**Aim of the exercise:** In the material below, find all lines with the string "this" and copy them.

**Stored rows:**
[START]
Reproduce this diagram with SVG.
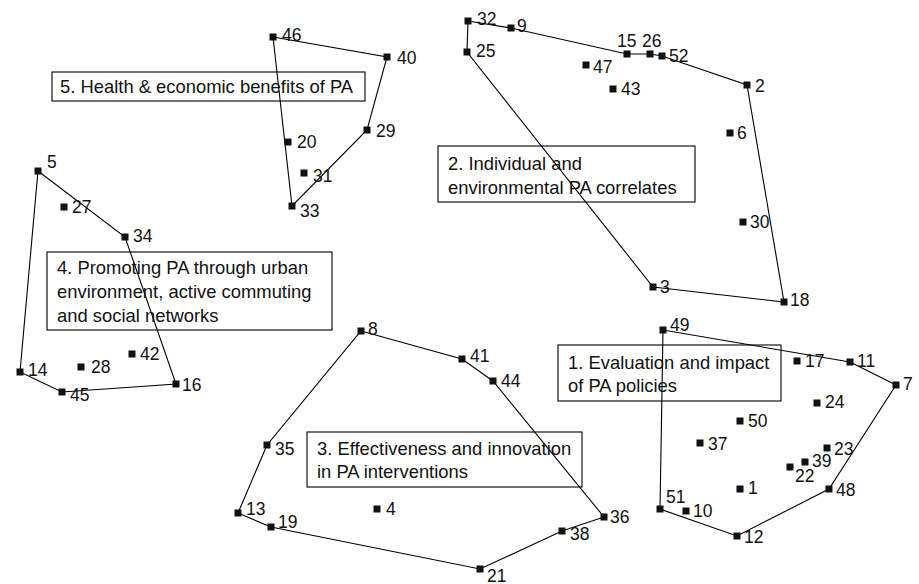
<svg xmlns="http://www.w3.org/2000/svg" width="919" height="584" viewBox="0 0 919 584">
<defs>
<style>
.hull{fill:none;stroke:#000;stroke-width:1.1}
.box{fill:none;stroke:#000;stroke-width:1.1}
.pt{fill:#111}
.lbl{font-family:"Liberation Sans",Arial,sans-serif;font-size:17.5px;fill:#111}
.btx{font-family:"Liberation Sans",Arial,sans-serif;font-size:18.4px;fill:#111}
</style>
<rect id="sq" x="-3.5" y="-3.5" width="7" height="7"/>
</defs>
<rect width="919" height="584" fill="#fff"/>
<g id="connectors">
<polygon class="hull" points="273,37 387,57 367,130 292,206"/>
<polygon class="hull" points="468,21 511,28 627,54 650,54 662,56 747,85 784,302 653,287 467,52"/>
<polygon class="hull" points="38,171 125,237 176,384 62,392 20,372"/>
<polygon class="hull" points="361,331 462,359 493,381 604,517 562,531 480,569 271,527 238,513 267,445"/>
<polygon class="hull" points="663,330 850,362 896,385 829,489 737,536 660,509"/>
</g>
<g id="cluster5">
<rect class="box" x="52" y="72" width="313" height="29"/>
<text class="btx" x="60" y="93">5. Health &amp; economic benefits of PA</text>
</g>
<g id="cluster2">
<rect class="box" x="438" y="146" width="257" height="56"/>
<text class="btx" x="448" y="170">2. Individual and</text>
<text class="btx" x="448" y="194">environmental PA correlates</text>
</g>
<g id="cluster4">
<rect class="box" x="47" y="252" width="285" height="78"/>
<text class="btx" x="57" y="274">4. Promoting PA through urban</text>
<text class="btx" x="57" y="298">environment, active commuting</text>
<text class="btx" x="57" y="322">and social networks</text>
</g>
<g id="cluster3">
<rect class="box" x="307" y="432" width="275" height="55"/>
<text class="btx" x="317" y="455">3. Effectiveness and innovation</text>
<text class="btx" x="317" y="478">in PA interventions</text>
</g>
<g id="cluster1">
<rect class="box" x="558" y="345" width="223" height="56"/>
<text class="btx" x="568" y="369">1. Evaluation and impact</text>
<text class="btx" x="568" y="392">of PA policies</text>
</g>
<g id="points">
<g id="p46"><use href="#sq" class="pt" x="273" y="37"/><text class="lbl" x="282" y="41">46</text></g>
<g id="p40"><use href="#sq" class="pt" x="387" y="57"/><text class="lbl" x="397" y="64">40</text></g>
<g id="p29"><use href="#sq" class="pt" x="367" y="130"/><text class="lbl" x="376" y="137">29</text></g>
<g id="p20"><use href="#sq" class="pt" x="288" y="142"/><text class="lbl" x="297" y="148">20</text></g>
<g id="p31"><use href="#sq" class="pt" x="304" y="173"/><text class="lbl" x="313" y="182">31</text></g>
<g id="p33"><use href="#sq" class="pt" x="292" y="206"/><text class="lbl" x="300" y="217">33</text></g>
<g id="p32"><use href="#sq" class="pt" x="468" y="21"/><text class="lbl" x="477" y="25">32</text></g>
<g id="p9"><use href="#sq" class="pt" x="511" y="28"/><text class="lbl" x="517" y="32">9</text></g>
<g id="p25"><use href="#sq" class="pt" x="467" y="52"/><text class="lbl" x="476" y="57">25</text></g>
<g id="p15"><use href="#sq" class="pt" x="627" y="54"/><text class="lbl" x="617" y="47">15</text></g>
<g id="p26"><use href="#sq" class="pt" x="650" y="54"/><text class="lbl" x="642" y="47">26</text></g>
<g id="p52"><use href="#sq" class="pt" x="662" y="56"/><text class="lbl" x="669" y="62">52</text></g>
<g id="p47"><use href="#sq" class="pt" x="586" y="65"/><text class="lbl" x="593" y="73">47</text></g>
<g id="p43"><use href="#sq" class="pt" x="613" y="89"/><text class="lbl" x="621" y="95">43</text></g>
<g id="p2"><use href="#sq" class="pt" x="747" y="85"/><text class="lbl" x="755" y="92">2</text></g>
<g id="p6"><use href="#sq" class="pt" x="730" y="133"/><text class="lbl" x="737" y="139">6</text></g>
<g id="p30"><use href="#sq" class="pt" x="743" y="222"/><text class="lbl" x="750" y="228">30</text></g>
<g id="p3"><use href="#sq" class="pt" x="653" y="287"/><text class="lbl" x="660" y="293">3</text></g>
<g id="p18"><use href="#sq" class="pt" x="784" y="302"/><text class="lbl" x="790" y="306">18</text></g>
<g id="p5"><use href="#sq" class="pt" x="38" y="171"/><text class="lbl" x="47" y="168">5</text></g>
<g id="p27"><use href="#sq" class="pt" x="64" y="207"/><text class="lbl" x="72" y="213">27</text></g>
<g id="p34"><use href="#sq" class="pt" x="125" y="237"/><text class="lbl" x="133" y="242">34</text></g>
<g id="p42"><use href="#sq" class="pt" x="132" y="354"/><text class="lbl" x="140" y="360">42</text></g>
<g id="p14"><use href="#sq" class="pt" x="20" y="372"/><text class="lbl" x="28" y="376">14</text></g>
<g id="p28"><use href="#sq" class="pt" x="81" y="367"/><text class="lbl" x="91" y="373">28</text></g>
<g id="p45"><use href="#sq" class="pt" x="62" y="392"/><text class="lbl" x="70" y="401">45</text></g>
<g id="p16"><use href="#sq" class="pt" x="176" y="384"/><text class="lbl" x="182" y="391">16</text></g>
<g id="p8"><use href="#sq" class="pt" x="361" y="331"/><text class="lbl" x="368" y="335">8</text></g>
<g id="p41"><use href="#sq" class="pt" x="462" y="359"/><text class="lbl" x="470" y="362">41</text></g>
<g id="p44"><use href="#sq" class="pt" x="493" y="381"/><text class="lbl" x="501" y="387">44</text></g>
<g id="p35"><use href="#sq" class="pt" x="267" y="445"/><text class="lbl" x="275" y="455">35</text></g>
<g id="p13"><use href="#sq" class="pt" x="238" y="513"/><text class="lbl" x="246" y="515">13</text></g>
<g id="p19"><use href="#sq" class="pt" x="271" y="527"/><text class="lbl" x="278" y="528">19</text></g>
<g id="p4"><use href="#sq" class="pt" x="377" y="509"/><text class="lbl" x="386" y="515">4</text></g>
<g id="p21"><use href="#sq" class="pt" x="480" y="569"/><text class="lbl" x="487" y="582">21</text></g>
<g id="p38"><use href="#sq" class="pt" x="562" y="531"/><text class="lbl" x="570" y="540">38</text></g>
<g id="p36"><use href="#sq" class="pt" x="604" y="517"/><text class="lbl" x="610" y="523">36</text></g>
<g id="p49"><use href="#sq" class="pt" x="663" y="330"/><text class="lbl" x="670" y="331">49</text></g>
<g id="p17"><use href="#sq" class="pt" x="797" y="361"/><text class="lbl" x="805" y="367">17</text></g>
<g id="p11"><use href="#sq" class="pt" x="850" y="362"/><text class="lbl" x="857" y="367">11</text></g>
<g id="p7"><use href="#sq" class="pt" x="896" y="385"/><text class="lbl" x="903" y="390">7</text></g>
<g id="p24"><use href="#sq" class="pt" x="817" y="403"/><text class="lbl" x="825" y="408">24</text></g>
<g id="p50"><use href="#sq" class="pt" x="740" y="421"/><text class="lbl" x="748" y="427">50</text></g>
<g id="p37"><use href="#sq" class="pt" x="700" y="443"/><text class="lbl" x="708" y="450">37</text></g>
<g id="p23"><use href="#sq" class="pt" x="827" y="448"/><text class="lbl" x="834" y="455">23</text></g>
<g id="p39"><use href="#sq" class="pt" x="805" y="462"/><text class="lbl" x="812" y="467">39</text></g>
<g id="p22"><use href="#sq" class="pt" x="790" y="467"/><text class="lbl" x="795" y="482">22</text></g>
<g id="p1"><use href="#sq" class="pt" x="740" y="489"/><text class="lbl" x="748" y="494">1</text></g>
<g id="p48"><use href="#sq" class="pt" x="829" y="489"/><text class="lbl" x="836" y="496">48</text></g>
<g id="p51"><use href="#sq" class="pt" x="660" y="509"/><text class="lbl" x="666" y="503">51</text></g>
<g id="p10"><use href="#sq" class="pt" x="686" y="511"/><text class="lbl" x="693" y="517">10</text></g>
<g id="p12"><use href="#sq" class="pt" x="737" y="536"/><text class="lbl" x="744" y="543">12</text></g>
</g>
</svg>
[END]
[START]
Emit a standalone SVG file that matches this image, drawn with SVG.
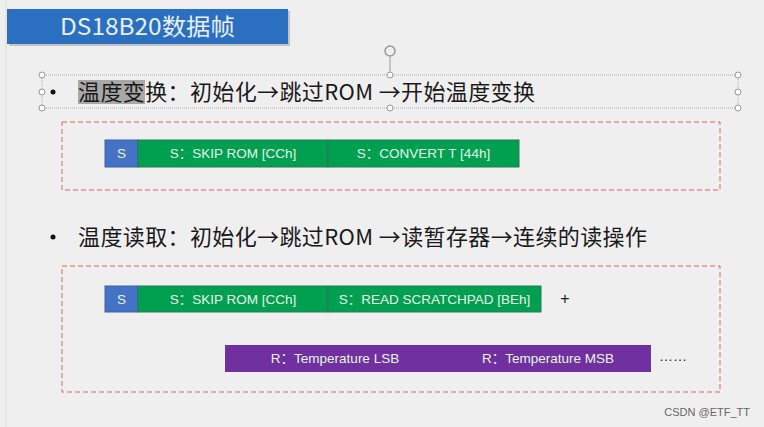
[END]
**Result:**
Reproduce this diagram with SVG.
Emit a standalone SVG file that matches this image, drawn with SVG.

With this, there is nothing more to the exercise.